Política de venganza y solidaridad desbordada
El Gobierno español ha alimentado durante décadas un populismo punitivo en relación a los presos políticos, ha manipulado las más bajas pasiones para mantener una situación de excepcionalidad, al margen de la finalidad de excarcelación, propia de cualquier sistema penal decente. Ha hecho de la cadena perpetua la expresión máxima de su «justicia». Ha pretendido proyectar ante este país que encierra a los presos de por vida y que luego arroja la llave al fondo del mar. Ha representado un cuello de botella donde una persona presa no pueda salir a menos que se arrodille. Su política penitenciaria ha sido la expresión de una violencia mecanizada, de masas, dirigida contra una comunidad organizada al objeto de humillarla, de vaciarla de confianza en sí misma, de liquidar su voluntad colectiva.

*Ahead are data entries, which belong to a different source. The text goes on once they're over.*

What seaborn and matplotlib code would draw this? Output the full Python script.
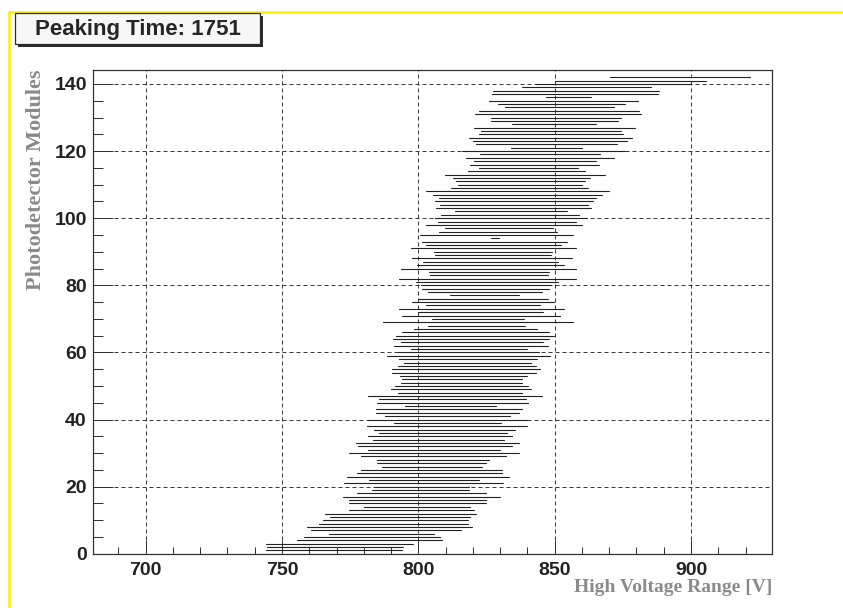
import matplotlib
matplotlib.use("Agg")
import matplotlib.pyplot as plt
import pandas as pd
import seaborn as sns
from matplotlib.lines import Line2D
from matplotlib.patches import Rectangle
from matplotlib.ticker import MultipleLocator

# ---------------- data ----------------
modules = list(range(1, 143))
v_low = [
    744.2, 744.5, 744.0, 755.5, 757.9, 767.3, 760.7, 759.3, 763.4, 765.2,
    767.7, 765.9, 774.7, 779.9, 774.4, 774.7, 772.4, 777.5, 783.1, 783.8,
    772.8, 781.9, 774.0, 777.4, 779.0, 786.7, 785.0, 785.0, 779.0, 774.4,
    781.7, 778.0, 777.2, 783.3, 781.7, 785.6, 783.8, 781.3, 791.2, 781.7,
    787.8, 784.5, 784.5, 795.1, 784.9, 785.6, 781.6, 792.6, 790.0, 791.5,
    793.7, 794.0, 793.3, 790.4, 790.4, 792.6, 794.8, 792.9, 788.5, 792.7,
    797.3, 791.1, 793.7, 790.7, 791.8, 794.0, 798.4, 803.6, 787.1, 805.0,
    794.0, 800.0, 792.9, 802.8, 797.7, 800.0, 811.6, 803.6, 801.4, 800.9,
    799.2, 792.9, 804.3, 803.9, 793.7, 799.5, 801.7, 797.7, 806.1, 805.8,
    797.3, 802.8, 801.4, 826.6, 800.6, 807.6, 809.8, 802.8, 807.2, 806.0,
    808.3, 813.4, 806.5, 807.9, 806.1, 807.6, 805.4, 802.8, 812.0, 814.5,
    813.8, 812.7, 809.8, 818.2, 822.2, 818.9, 820.4, 817.5, 822.6, 816.1,
    834.0, 821.1, 820.0, 818.6, 822.2, 823.0, 820.4, 834.3, 826.6, 826.6,
    820.8, 822.2, 831.8, 829.2, 825.9, 846.8, 827.0, 827.4, 838.0, 843.2,
    850.3, 870.2,
]
v_high = [
    793.9, 794.3, 797.9, 808.6, 807.9, 805.9, 815.5, 819.6, 818.3, 818.3,
    819.1, 821.0, 820.4, 818.9, 825.0, 825.0, 829.8, 824.7, 818.6, 818.6,
    831.0, 822.1, 833.2, 830.7, 830.7, 823.3, 825.0, 825.8, 832.1, 836.9,
    829.9, 834.2, 836.9, 831.3, 834.2, 832.4, 835.4, 839.7, 830.2, 839.7,
    833.8, 837.1, 837.9, 828.4, 840.1, 839.5, 845.2, 838.2, 841.2, 840.1,
    838.2, 838.2, 839.7, 843.0, 844.6, 843.0, 841.3, 843.4, 848.2, 844.2,
    839.7, 847.4, 845.6, 848.1, 849.6, 847.8, 843.7, 839.0, 856.6, 838.6,
    851.8, 845.9, 853.3, 844.5, 849.6, 847.4, 836.8, 845.2, 847.8, 848.6,
    851.1, 857.7, 847.4, 847.8, 858.0, 853.6, 851.1, 856.2, 848.5, 849.2,
    858.0, 852.5, 854.7, 829.6, 856.9, 850.7, 849.3, 859.9, 858.0, 862.0,
    859.0, 854.4, 863.2, 862.1, 863.9, 865.0, 867.2, 870.1, 862.1, 860.2,
    861.3, 862.8, 868.3, 861.3, 858.4, 866.1, 865.3, 871.7, 866.6, 875.7,
    860.2, 873.0, 876.7, 878.5, 874.9, 874.5, 879.4, 865.3, 873.4, 874.5,
    881.8, 880.8, 871.6, 875.7, 880.4, 863.5, 887.8, 888.2, 885.5, 900.0,
    905.6, 921.8,
]
x_ticks = [700, 750, 800, 850, 900]
y_ticks = [0, 20, 40, 60, 80, 100, 120, 140]
title_text = "Peaking Time: 1751"
x_label = "High Voltage Range [V]"
y_label = "Photodetector Modules"

# ---------------- style ----------------
sns.set_style("white")
plt.rcParams["font.family"] = ["Liberation Sans", "DejaVu Sans"]

W, H = 843, 608
fig = plt.figure(figsize=(W / 100, H / 100), dpi=100)
fig.patch.set_facecolor("white")

ax_left, ax_right, ax_top, ax_bottom = 93, 772, 70, 553.8
ax = fig.add_axes([ax_left / W, 1 - ax_bottom / H,
                   (ax_right - ax_left) / W, (ax_bottom - ax_top) / H])
ax.set_facecolor("white")

df = pd.DataFrame({
    "module": modules + modules,
    "voltage": v_low + v_high,
})
sns.lineplot(data=df, x="voltage", y="module", units="module",
             estimator=None, color="#222222", linewidth=0.8,
             ax=ax, legend=False)

ax.set_xlim(680.7, 929.7)
ax.set_ylim(0, 144.16)

grid_kw = dict(color="#3a3a3a", linewidth=0.72, linestyle=(0, (4, 3)))
ax.grid(True, which="major", axis="both", **grid_kw)
ax.set_axisbelow(True)

for sp in ax.spines.values():
    sp.set_visible(True)
    sp.set_color("#333333")
    sp.set_linewidth(0.9)

ax.set_xticks(x_ticks)
ax.set_yticks(y_ticks)
ax.xaxis.set_minor_locator(MultipleLocator(10))
ax.yaxis.set_minor_locator(MultipleLocator(5))
ax.tick_params(axis="x", which="major", direction="in", length=10.4,
               width=0.72, color="#333333", pad=6, bottom=True, top=False)
ax.tick_params(axis="x", which="minor", direction="in", length=5.2,
               width=0.72, color="#333333", bottom=True, top=False)
ax.tick_params(axis="y", which="major", direction="in", length=14.7,
               width=0.72, color="#333333", pad=4.5, left=True, right=False)
ax.tick_params(axis="y", which="minor", direction="in", length=7.3,
               width=0.72, color="#333333", left=True, right=False)
ax.set_xticklabels([str(t) for t in x_ticks], fontsize=14,
                   fontweight="bold", color="#222222")
ax.set_yticklabels([str(t) for t in y_ticks], fontsize=14,
                   fontweight="bold", color="#222222")
ax.set_xlabel("")
ax.set_ylabel("")

# axis titles (ROOT style: right / top aligned, grey serif)
fig.text(ax_right / W, 1 - 588 / H, x_label, ha="right", va="center",
         family=["Liberation Serif", "DejaVu Serif"], fontweight="bold",
         fontsize=14, color="#8a8a8a")
fig.text(36 / W, 1 - ax_top / H, y_label, ha="center", va="top",
         rotation=90, family=["Liberation Serif", "DejaVu Serif"],
         fontweight="bold", fontsize=16, color="#8a8a8a")

# title pave with shadow
bx0, by0, bx1, by1 = 15, 12.7, 260, 44.3
shadow = Rectangle(((bx0 + 3) / W, 1 - (by1 + 3) / H),
                   (bx1 - bx0) / W, (by1 - by0) / H,
                   transform=fig.transFigure, facecolor="#2a2a2a",
                   edgecolor="none", zorder=5)
box = Rectangle((bx0 / W, 1 - by1 / H), (bx1 - bx0) / W, (by1 - by0) / H,
                transform=fig.transFigure, facecolor="#f7f7f7",
                edgecolor="#2a2a2a", linewidth=0.9, zorder=6)
fig.add_artist(shadow)
fig.add_artist(box)
fig.text((bx0 + bx1) / 2 / W, 1 - 29 / H, title_text, ha="center",
         va="center", fontsize=16, fontweight="bold", color="#262626",
         zorder=7)

# yellow frame edges (top and left)
yel = "#ffee00"
fig.add_artist(Line2D([8.7 / W, 1.0], [1 - 11.7 / H, 1 - 11.7 / H],
                      transform=fig.transFigure, color=yel, linewidth=1.8))
fig.add_artist(Line2D([8.7 / W, 8.7 / W], [0.0, 1 - 11.7 / H],
                      transform=fig.transFigure, color=yel, linewidth=1.8))

fig.savefig("out.png", dpi=100, facecolor="white")
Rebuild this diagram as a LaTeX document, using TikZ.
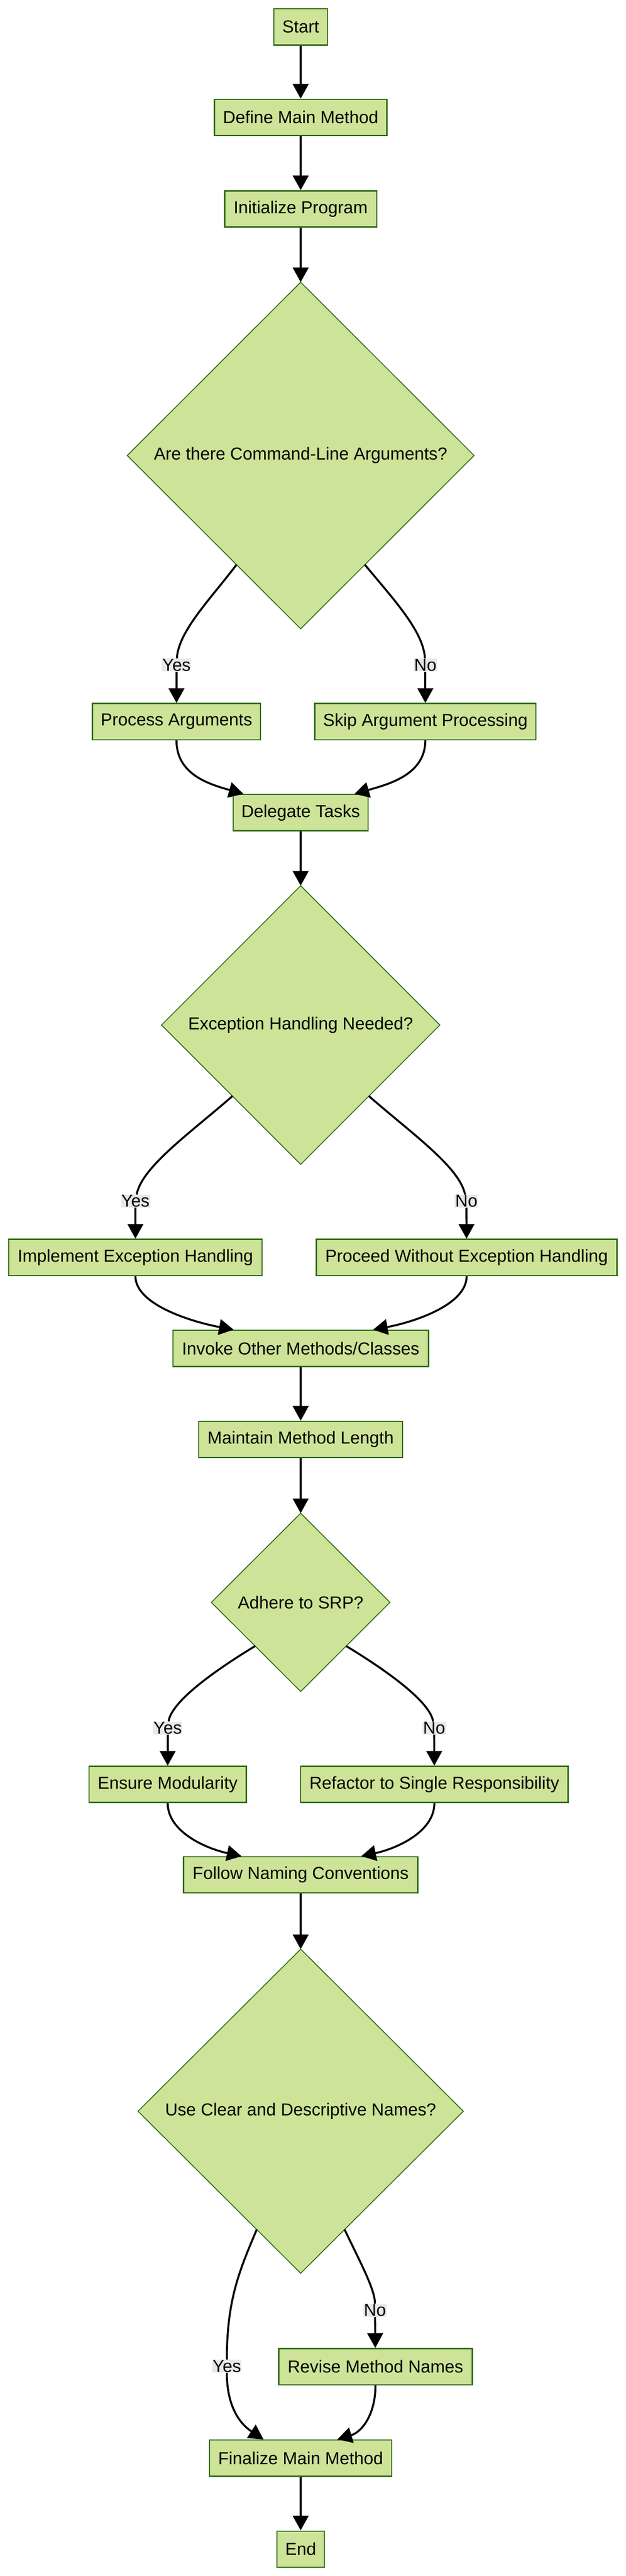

Esa intransigencia extrema es percibida por una gran parte de este país como un acto de venganza. Pero, además, en la actual coyuntura, la negativa a atender los derechos de los presos vascos, a humanizar su situación, a ser proactivos en la consecución de la paz tiene un objetivo claro: pudrir la esperanza, bloquear las expectativas, evitar que el proceso se alimente y que el escenario se consolide. Quieren así moldear el devenir del proceso político vasco a su imagen y semejanza, como un intercambio de golpes en medio de la provocación permanente. Y se han enrocado en ese ensañamiento creyendo que el tiempo corre a su favor y que el tema de los presos será cada día menos de la sociedad y más de sus familias, convencidos de que con esa carga en la mochila el recorrido del independentismo vasco será más trabado y más fácil de gestionar.
Frente a la política de venganza, Bilbo se desbordará nuevamente de solidaridad. Acudir a esa cita da fuerza, pero tener que hacerlo, otro año más, es algo triste y motivo de reflexión. La liberación de los presos, que vuelvan sanos y pronto a sus casas es, además de una obligación moral, un reto urgente y no condicionado.